Last Updated: Monday, 23 October 2017, 15:25 GMT

U.S. Committee for Refugees World Refugee Survey 2004 - Malawi

Publisher United States Committee for Refugees and Immigrants
Publication Date 25 May 2004
Cite as United States Committee for Refugees and Immigrants, U.S. Committee for Refugees World Refugee Survey 2004 - Malawi , 25 May 2004, available at: [accessed 23 October 2017]
DisclaimerThis is not a UNHCR publication. UNHCR is not responsible for, nor does it necessarily endorse, its content. Any views expressed are solely those of the author or publisher and do not necessarily reflect those of UNHCR, the United Nations or its Member States.

Malawi hosted nearly 13,000 refugees and asylum seekers at the end of 2003, including nearly 7,000 from Rwanda, some 3,000 from Congo-Kinshasa, and more than 2,000 from Burundi. About 1,000 new refugees and asylum seekers arrived during the year.

Refugee Conditions The number of refugees and asylum seekers in Malawi has increased dramatically in recent years, and as many as 200 refugees from the Great Lakes region arrived in Malawi each month during 2003.

During the year, more than 1,000 new Congolese and Burundian refugees fled to Malawi to escape civil wars, while 200 Rwandan refugees moved to Malawi from camps in Tanzania where officials pressured them to go home. About 9,000 refugees lived in Malawi's main refugee camp, Dzaleka. An additional 1,000 refugees and asylum seekers relocated to Luwani, a new camp opened in October 2003 due to overcrowding and scarce farm land at Dzaleka.

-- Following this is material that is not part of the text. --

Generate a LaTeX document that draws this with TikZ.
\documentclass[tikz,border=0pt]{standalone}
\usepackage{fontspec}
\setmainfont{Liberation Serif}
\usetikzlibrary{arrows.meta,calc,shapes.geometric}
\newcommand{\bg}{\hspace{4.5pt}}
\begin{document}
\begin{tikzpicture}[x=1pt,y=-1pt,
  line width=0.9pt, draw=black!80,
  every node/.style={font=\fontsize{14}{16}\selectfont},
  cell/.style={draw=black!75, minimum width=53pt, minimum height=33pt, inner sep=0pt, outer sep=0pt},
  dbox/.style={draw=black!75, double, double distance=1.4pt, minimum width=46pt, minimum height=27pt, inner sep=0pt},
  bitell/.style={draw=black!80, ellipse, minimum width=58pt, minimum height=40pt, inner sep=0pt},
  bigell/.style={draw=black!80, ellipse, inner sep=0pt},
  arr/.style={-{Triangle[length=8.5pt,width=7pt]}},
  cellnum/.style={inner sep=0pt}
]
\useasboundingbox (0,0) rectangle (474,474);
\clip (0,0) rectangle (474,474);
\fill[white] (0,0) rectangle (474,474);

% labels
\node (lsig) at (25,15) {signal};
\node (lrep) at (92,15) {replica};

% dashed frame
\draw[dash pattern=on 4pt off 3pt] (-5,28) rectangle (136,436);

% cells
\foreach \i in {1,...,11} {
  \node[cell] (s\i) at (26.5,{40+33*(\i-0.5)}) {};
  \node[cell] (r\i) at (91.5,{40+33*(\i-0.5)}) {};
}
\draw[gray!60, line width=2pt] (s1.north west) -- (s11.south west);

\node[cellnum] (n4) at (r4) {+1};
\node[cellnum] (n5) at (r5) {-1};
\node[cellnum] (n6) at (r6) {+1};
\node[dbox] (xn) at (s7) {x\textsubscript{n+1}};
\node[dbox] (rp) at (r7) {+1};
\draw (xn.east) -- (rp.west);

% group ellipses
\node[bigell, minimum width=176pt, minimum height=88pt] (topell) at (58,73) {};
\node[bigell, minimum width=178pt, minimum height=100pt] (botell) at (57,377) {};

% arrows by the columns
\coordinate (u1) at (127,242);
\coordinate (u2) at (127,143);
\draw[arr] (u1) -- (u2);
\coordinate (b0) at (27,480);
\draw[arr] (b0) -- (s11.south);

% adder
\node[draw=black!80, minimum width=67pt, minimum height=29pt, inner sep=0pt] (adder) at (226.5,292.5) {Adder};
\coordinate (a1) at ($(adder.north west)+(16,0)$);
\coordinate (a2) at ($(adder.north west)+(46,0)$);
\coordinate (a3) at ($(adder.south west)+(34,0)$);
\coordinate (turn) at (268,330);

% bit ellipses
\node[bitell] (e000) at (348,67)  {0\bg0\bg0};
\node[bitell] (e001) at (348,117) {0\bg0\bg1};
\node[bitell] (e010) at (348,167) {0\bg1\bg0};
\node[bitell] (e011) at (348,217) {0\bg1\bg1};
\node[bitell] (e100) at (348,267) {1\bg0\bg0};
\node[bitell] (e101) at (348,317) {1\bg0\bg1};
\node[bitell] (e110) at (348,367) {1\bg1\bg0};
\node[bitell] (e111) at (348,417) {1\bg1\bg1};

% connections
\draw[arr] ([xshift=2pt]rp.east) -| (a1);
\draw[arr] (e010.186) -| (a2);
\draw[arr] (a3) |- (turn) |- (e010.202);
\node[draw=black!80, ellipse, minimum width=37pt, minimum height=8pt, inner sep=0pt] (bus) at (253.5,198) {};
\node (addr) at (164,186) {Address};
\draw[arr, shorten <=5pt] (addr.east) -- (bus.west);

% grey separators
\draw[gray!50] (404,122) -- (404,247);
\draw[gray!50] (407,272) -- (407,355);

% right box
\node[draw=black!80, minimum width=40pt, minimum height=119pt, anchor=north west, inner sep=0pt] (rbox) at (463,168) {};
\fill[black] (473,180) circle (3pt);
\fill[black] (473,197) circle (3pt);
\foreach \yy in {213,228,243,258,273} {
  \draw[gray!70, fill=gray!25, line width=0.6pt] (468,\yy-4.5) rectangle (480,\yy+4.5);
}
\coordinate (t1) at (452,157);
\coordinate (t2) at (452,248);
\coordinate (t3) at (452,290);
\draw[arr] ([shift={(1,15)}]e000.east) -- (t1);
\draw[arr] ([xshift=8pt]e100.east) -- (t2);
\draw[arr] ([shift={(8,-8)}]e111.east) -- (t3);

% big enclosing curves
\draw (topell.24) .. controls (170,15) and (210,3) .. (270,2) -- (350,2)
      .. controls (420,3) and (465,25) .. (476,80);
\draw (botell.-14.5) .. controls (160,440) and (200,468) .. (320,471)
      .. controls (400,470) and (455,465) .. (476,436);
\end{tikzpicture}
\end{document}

The UN High Commissioner for Refugees (UNHCR) planned to transfer 5,000 refugees from Dzaleka to Luwani by the end of 2003, but administrative delays and the onset of the rainy season slowed relocation.

The World Food Programme (WFP) provided limited food rations to camp residents, mainly maize, beans, and cooking oil, while other staples, such as sugar and salt, were lacking. While Malawi recovered from last years devastating drought, most refugees remained dependent on rations in 2003 and vulnerable refugees suffered during delays in food delivery. UNHCR could only provide seeds and tools to one-third of the refugee families who applied for agricultural assistance due to the increased number of new arrivals during the year.

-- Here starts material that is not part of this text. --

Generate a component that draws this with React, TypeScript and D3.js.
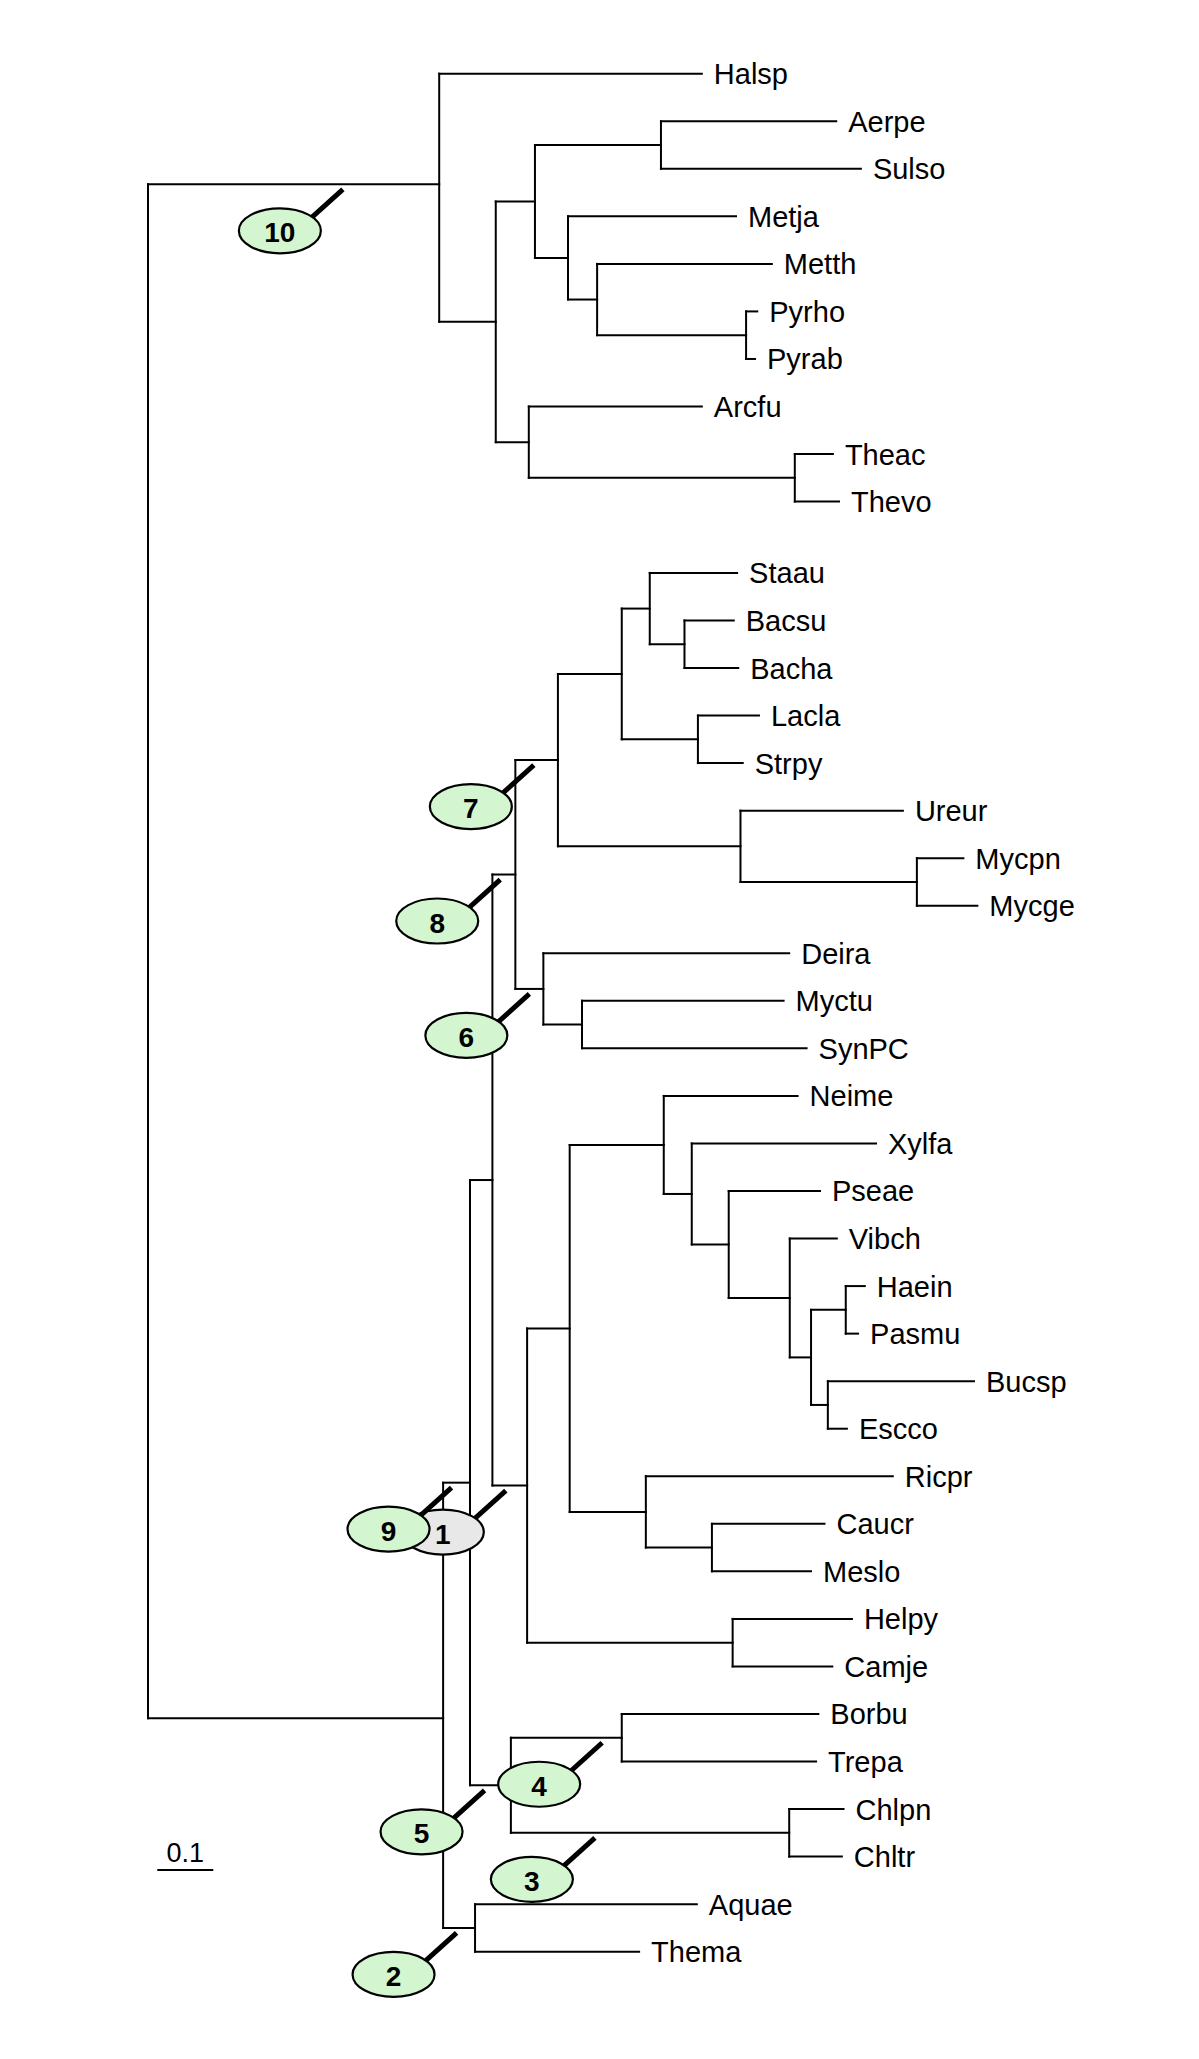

UNHCR continued to provide basic necessitates, such as blankets, clothing, cooking utensils, candles, and sanitary materials. Several new wells in the camps increased refugee access to potable water, but the steady influx of refugees during the year strained water resources at Dzaleka camp. Sixty new toilets improved camp sanitation and well-supplied health clinics in both camps provided refugees with adequate but basic medical services.

Refugee children attended primary schools in both camps, but there were no secondary schools in the camps and the Malawian secondary school system was overcrowded. More than half of the refugee population was of school age.

As in 2002, lack of funding continued to hamper UNHCR's efforts to provide adequate assistance in 2003. Housing and toilet construction activities could not be completed during the year due to cuts in UNHCR's budget for Malawi. Approximately 2,500 refugees and asylum seekers lived in urban centers, mainly Lilongwe and Blantyre, supporting themselves with small businesses and professional skills.

The Malawian government resisted refugee self-reliance and the local integration of some 300 refugees who have lived in the country for many years, citing legislation barring refugees from engaging in business or practicing their skills. Local authorities and press accused refugees from Dzaleka camp of illicit business deals, taking over Malawian markets, and threatening national security.